**What is required:** Repeat the span of the entries below that starts at the line with "Reproduce this chart with Plotly." and ends at the line with "return (H - mb - yp) / ph", nothing more. Skip the pictures.

**Supplied material:**

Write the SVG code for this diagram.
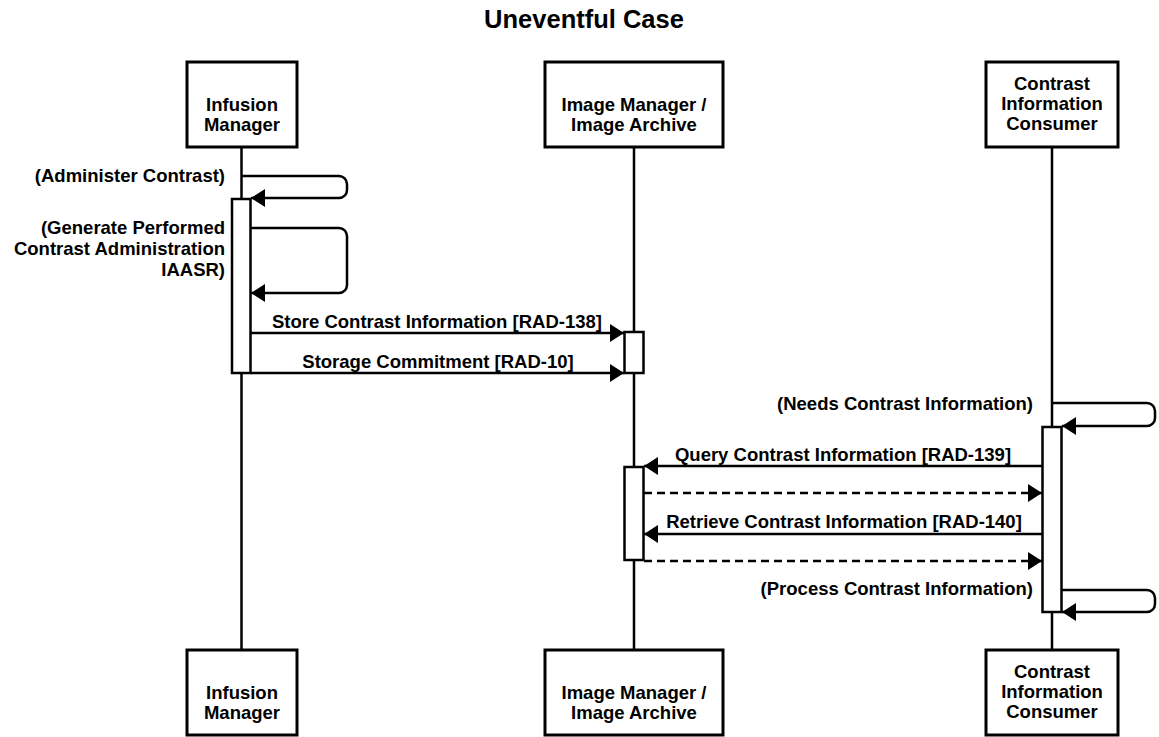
--
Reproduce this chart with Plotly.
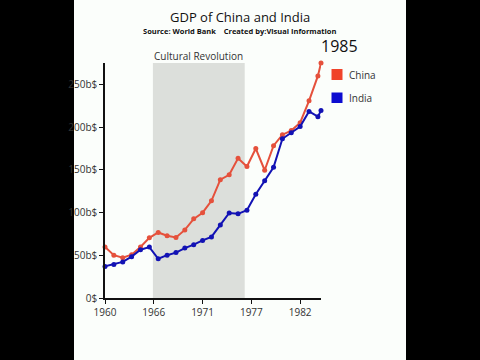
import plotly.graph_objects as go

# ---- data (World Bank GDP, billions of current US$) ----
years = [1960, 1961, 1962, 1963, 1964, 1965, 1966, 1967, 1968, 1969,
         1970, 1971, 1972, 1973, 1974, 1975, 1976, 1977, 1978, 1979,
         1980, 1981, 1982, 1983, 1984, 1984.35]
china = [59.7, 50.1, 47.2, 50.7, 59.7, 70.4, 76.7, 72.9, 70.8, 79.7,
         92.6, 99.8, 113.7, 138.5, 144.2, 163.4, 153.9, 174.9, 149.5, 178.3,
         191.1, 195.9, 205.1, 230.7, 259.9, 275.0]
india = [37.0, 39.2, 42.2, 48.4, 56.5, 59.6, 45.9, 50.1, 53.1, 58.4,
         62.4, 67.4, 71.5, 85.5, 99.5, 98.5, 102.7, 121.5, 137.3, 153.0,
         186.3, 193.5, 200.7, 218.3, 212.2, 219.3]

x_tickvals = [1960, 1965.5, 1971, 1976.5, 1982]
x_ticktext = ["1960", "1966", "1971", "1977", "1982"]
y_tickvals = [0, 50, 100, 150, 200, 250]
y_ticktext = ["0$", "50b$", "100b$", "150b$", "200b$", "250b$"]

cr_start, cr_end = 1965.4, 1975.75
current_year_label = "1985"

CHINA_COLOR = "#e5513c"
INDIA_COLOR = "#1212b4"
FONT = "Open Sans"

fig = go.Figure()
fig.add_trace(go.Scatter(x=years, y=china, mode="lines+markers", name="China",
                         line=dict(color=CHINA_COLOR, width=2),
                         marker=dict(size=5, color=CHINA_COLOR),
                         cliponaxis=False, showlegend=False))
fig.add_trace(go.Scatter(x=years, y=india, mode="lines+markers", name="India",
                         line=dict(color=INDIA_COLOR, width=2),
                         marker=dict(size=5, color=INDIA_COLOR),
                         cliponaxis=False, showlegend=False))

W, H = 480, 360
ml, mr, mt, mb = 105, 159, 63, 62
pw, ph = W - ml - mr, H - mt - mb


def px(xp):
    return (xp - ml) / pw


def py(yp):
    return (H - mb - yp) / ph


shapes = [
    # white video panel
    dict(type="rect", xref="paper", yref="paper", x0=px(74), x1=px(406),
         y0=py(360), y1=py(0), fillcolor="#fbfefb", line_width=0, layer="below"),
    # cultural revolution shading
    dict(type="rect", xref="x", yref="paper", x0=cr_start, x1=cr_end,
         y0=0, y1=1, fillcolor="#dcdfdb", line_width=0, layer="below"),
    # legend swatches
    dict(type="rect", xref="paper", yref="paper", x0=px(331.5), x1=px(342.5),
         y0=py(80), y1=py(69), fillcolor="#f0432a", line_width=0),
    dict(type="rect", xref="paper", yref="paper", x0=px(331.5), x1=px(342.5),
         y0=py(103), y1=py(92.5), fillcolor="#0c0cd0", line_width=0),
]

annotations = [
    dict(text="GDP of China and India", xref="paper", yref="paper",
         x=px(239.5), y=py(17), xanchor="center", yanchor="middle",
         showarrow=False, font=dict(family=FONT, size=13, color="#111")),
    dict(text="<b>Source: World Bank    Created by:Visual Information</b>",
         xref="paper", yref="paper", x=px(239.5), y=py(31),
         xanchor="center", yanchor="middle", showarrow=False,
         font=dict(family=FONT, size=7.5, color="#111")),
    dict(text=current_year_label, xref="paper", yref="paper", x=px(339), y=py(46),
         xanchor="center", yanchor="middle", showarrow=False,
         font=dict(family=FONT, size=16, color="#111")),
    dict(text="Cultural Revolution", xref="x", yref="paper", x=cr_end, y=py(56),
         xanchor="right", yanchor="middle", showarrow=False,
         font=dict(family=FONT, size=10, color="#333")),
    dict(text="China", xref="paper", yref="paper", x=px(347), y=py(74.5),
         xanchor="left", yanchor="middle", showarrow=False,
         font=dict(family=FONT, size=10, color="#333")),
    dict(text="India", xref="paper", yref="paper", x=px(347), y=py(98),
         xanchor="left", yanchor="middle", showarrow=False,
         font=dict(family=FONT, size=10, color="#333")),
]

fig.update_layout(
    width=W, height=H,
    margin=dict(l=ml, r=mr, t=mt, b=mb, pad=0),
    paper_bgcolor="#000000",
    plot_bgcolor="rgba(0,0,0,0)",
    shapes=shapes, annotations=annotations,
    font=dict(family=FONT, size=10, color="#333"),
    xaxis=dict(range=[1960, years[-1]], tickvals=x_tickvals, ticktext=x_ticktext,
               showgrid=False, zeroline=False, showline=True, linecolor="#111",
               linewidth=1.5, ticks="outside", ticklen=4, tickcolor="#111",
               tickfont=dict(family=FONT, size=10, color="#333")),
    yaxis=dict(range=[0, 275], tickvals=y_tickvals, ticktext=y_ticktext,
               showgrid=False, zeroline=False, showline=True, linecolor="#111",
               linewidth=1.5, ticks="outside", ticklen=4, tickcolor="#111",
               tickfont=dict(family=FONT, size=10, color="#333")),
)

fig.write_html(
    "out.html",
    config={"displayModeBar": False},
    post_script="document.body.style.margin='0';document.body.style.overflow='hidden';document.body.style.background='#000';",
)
* * *
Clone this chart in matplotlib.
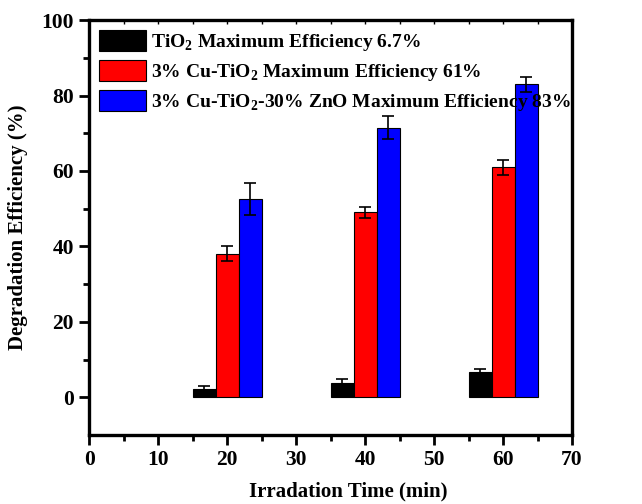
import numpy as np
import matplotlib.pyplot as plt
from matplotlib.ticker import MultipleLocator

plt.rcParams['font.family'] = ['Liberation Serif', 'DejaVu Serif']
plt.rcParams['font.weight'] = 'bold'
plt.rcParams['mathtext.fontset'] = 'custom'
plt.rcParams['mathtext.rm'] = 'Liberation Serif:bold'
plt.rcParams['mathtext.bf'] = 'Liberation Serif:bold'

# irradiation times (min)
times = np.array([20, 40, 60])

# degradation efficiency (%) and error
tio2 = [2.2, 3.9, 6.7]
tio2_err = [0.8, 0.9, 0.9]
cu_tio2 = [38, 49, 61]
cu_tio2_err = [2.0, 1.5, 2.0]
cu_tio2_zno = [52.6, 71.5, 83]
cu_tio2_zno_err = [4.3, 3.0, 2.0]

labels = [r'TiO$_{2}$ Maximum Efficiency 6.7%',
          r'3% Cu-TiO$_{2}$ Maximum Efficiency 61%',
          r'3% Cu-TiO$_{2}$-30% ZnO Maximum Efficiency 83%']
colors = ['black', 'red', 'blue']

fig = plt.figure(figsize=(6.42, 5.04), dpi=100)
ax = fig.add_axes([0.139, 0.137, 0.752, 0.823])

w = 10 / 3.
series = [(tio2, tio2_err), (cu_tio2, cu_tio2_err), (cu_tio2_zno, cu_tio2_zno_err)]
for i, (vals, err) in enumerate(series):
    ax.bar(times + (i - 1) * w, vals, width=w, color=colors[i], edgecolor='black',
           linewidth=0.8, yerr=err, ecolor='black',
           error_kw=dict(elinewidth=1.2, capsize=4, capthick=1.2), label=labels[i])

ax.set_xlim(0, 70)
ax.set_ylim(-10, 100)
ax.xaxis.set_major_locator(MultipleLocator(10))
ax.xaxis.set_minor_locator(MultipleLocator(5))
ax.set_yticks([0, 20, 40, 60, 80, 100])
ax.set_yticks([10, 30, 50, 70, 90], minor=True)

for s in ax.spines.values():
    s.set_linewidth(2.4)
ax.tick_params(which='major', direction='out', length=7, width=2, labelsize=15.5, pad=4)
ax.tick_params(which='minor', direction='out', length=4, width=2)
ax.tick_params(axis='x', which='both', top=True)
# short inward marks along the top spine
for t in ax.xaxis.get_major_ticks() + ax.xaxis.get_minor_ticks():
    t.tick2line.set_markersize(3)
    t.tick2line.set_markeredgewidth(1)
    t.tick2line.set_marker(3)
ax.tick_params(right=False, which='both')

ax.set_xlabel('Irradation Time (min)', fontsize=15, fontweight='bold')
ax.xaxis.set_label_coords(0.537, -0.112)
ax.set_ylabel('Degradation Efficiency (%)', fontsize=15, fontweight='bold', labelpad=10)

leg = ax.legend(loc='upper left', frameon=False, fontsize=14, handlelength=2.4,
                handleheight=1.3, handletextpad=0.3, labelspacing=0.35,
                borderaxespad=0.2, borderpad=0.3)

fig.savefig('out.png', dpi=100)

**Solution:**
Reproduce this chart with Plotly.
import plotly.graph_objects as go

# ---- data (World Bank GDP, billions of current US$) ----
years = [1960, 1961, 1962, 1963, 1964, 1965, 1966, 1967, 1968, 1969,
         1970, 1971, 1972, 1973, 1974, 1975, 1976, 1977, 1978, 1979,
         1980, 1981, 1982, 1983, 1984, 1984.35]
china = [59.7, 50.1, 47.2, 50.7, 59.7, 70.4, 76.7, 72.9, 70.8, 79.7,
         92.6, 99.8, 113.7, 138.5, 144.2, 163.4, 153.9, 174.9, 149.5, 178.3,
         191.1, 195.9, 205.1, 230.7, 259.9, 275.0]
india = [37.0, 39.2, 42.2, 48.4, 56.5, 59.6, 45.9, 50.1, 53.1, 58.4,
         62.4, 67.4, 71.5, 85.5, 99.5, 98.5, 102.7, 121.5, 137.3, 153.0,
         186.3, 193.5, 200.7, 218.3, 212.2, 219.3]

x_tickvals = [1960, 1965.5, 1971, 1976.5, 1982]
x_ticktext = ["1960", "1966", "1971", "1977", "1982"]
y_tickvals = [0, 50, 100, 150, 200, 250]
y_ticktext = ["0$", "50b$", "100b$", "150b$", "200b$", "250b$"]

cr_start, cr_end = 1965.4, 1975.75
current_year_label = "1985"

CHINA_COLOR = "#e5513c"
INDIA_COLOR = "#1212b4"
FONT = "Open Sans"

fig = go.Figure()
fig.add_trace(go.Scatter(x=years, y=china, mode="lines+markers", name="China",
                         line=dict(color=CHINA_COLOR, width=2),
                         marker=dict(size=5, color=CHINA_COLOR),
                         cliponaxis=False, showlegend=False))
fig.add_trace(go.Scatter(x=years, y=india, mode="lines+markers", name="India",
                         line=dict(color=INDIA_COLOR, width=2),
                         marker=dict(size=5, color=INDIA_COLOR),
                         cliponaxis=False, showlegend=False))

W, H = 480, 360
ml, mr, mt, mb = 105, 159, 63, 62
pw, ph = W - ml - mr, H - mt - mb


def px(xp):
    return (xp - ml) / pw


def py(yp):
    return (H - mb - yp) / ph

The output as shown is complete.